== What is being asked ==
Extract each line of the data and write it out again exactly.
+++ Data section
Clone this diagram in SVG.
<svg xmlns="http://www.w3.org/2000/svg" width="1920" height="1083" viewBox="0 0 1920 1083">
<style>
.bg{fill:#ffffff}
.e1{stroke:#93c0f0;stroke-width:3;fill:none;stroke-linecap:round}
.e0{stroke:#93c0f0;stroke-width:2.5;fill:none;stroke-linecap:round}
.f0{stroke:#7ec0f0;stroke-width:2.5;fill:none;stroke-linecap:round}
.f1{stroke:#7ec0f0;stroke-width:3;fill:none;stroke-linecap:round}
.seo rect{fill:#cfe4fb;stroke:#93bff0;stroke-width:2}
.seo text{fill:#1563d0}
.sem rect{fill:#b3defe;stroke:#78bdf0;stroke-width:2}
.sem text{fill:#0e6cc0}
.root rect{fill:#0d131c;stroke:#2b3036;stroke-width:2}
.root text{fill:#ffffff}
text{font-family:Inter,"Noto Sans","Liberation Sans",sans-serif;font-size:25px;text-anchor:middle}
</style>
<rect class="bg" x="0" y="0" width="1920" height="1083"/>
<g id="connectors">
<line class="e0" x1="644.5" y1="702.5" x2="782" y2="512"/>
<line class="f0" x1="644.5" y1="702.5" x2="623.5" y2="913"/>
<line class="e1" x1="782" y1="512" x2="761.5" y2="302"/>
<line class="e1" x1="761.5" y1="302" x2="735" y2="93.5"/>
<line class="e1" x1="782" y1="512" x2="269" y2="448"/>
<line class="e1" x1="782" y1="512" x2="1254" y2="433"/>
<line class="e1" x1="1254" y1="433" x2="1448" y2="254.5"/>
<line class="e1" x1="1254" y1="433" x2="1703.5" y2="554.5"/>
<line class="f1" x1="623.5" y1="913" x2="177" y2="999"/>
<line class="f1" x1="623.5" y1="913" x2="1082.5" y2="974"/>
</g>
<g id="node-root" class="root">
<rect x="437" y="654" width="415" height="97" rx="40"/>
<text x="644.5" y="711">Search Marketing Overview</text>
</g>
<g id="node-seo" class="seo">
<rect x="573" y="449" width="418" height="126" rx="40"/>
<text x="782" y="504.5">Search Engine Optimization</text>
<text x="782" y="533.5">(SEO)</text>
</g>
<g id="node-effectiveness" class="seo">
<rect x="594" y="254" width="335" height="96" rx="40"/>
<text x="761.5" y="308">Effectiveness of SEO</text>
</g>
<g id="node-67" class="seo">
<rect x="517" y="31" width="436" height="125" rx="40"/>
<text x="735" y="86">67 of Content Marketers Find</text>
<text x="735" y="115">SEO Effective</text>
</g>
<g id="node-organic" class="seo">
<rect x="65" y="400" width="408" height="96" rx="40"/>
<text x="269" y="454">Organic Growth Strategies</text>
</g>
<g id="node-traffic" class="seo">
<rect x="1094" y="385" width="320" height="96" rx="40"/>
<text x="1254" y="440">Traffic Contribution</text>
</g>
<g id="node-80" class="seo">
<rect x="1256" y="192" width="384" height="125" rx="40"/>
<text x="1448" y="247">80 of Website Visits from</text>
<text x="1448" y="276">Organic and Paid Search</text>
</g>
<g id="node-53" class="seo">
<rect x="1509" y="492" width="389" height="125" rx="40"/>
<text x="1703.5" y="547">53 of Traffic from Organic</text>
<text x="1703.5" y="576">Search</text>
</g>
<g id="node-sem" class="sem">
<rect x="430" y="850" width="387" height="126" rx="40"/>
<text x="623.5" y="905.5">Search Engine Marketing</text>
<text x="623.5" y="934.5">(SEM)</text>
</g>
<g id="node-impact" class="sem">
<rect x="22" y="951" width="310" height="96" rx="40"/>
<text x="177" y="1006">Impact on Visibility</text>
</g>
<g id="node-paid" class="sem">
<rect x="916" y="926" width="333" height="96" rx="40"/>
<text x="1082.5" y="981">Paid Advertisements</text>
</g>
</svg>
++++++
== Task result ==
Clone this diagram in SVG.
<svg xmlns="http://www.w3.org/2000/svg" width="1920" height="1083" viewBox="0 0 1920 1083">
<style>
.bg{fill:#ffffff}
.e1{stroke:#93c0f0;stroke-width:3;fill:none;stroke-linecap:round}
.e0{stroke:#93c0f0;stroke-width:2.5;fill:none;stroke-linecap:round}
.f0{stroke:#7ec0f0;stroke-width:2.5;fill:none;stroke-linecap:round}
.f1{stroke:#7ec0f0;stroke-width:3;fill:none;stroke-linecap:round}
.seo rect{fill:#cfe4fb;stroke:#93bff0;stroke-width:2}
.seo text{fill:#1563d0}
.sem rect{fill:#b3defe;stroke:#78bdf0;stroke-width:2}
.sem text{fill:#0e6cc0}
.root rect{fill:#0d131c;stroke:#2b3036;stroke-width:2}
.root text{fill:#ffffff}
text{font-family:Inter,"Noto Sans","Liberation Sans",sans-serif;font-size:25px;text-anchor:middle}
</style>
<rect class="bg" x="0" y="0" width="1920" height="1083"/>
<g id="connectors">
<line class="e0" x1="644.5" y1="702.5" x2="782" y2="512"/>
<line class="f0" x1="644.5" y1="702.5" x2="623.5" y2="913"/>
<line class="e1" x1="782" y1="512" x2="761.5" y2="302"/>
<line class="e1" x1="761.5" y1="302" x2="735" y2="93.5"/>
<line class="e1" x1="782" y1="512" x2="269" y2="448"/>
<line class="e1" x1="782" y1="512" x2="1254" y2="433"/>
<line class="e1" x1="1254" y1="433" x2="1448" y2="254.5"/>
<line class="e1" x1="1254" y1="433" x2="1703.5" y2="554.5"/>
<line class="f1" x1="623.5" y1="913" x2="177" y2="999"/>
<line class="f1" x1="623.5" y1="913" x2="1082.5" y2="974"/>
</g>
<g id="node-root" class="root">
<rect x="437" y="654" width="415" height="97" rx="40"/>
<text x="644.5" y="711">Search Marketing Overview</text>
</g>
<g id="node-seo" class="seo">
<rect x="573" y="449" width="418" height="126" rx="40"/>
<text x="782" y="504.5">Search Engine Optimization</text>
<text x="782" y="533.5">(SEO)</text>
</g>
<g id="node-effectiveness" class="seo">
<rect x="594" y="254" width="335" height="96" rx="40"/>
<text x="761.5" y="308">Effectiveness of SEO</text>
</g>
<g id="node-67" class="seo">
<rect x="517" y="31" width="436" height="125" rx="40"/>
<text x="735" y="86">67 of Content Marketers Find</text>
<text x="735" y="115">SEO Effective</text>
</g>
<g id="node-organic" class="seo">
<rect x="65" y="400" width="408" height="96" rx="40"/>
<text x="269" y="454">Organic Growth Strategies</text>
</g>
<g id="node-traffic" class="seo">
<rect x="1094" y="385" width="320" height="96" rx="40"/>
<text x="1254" y="440">Traffic Contribution</text>
</g>
<g id="node-80" class="seo">
<rect x="1256" y="192" width="384" height="125" rx="40"/>
<text x="1448" y="247">80 of Website Visits from</text>
<text x="1448" y="276">Organic and Paid Search</text>
</g>
<g id="node-53" class="seo">
<rect x="1509" y="492" width="389" height="125" rx="40"/>
<text x="1703.5" y="547">53 of Traffic from Organic</text>
<text x="1703.5" y="576">Search</text>
</g>
<g id="node-sem" class="sem">
<rect x="430" y="850" width="387" height="126" rx="40"/>
<text x="623.5" y="905.5">Search Engine Marketing</text>
<text x="623.5" y="934.5">(SEM)</text>
</g>
<g id="node-impact" class="sem">
<rect x="22" y="951" width="310" height="96" rx="40"/>
<text x="177" y="1006">Impact on Visibility</text>
</g>
<g id="node-paid" class="sem">
<rect x="916" y="926" width="333" height="96" rx="40"/>
<text x="1082.5" y="981">Paid Advertisements</text>
</g>
</svg>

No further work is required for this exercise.